I uploaded this image about a year ago on my Instagram. Here’s the caption:
This image reminds me of how life is mysterious yet peaceful, despite the misty unknown that lies before us. It’s one hell of a train ride.
How presumptuous of me to expect 2020’s “misty unknown” to share any resemblance with “peaceful”. Certainly, 2020 is and continues to be “mysterious”, so I guess I wasn’t wrong there.
At the time I was set to graduate from college in May. I was applying for internships in my field, hoping to jump-start a career in theatre. I was working on a show that, to this day, remains my favorite. I had a job that was both fulfilling and paid decently. Life was looking up.
Cut to today — life is not looking up. COVID-19 has continuously affected every aspect of existence. Election day is quickly approaching and it’s difficult to remain optimistic. Our world continues to fail at ending injustice and intolerance, serving the least of these, and reverting decades of harm to our Earth, as well as so many other pressing matters. The future looks grim. However, don’t confuse my realism for pessimism. Although I’ve come close to letting the current situation infect my outlook on life, I haven’t let that happen yet. Instead, I chose to seek and hold onto the things that radiate hope.
If you need to be uplifted, here’s Charlie Chaplin’s speech from The Great Dictator, underscored by Hanz Zimmer’s Time (soundtrack from Christopher Nolan’s Inception). You may have already seen it (perhaps multiple times, like I have). However, it never fails to inspire. Especially during times like these, Chaplin’s words resonate deeply.
My song of the week is Passenger's A Song for the Drunk and Broken Hearted.

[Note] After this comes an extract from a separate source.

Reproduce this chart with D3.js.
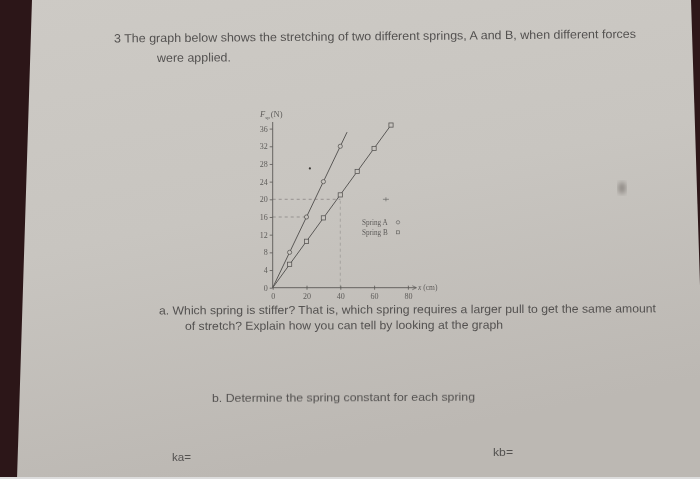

I will always recommend Passenger — his songs aren’t always innovative, but they are sincere, and will move you in unexpected ways. This one, in particular, makes me feel a sense of saddened acceptance. I recognize all that COVID-19 has taken from us, and accept that it’s not going away anytime soon. My favorite lyrics are:
The sweet Sunday afternoon and all that can be heard
Is an old, familiar tune for you’ve forgotten half the words
The sunlight floods the room like a silent flock of birds
And hopes a red bloom, disappearing through the clouds
This is my first — of many, hopefully — blog post. I don’t have a plan for how often I’ll post, or even which topic I’ll write on. So don’t expect consistency in either of those aspects. Thanks for reading.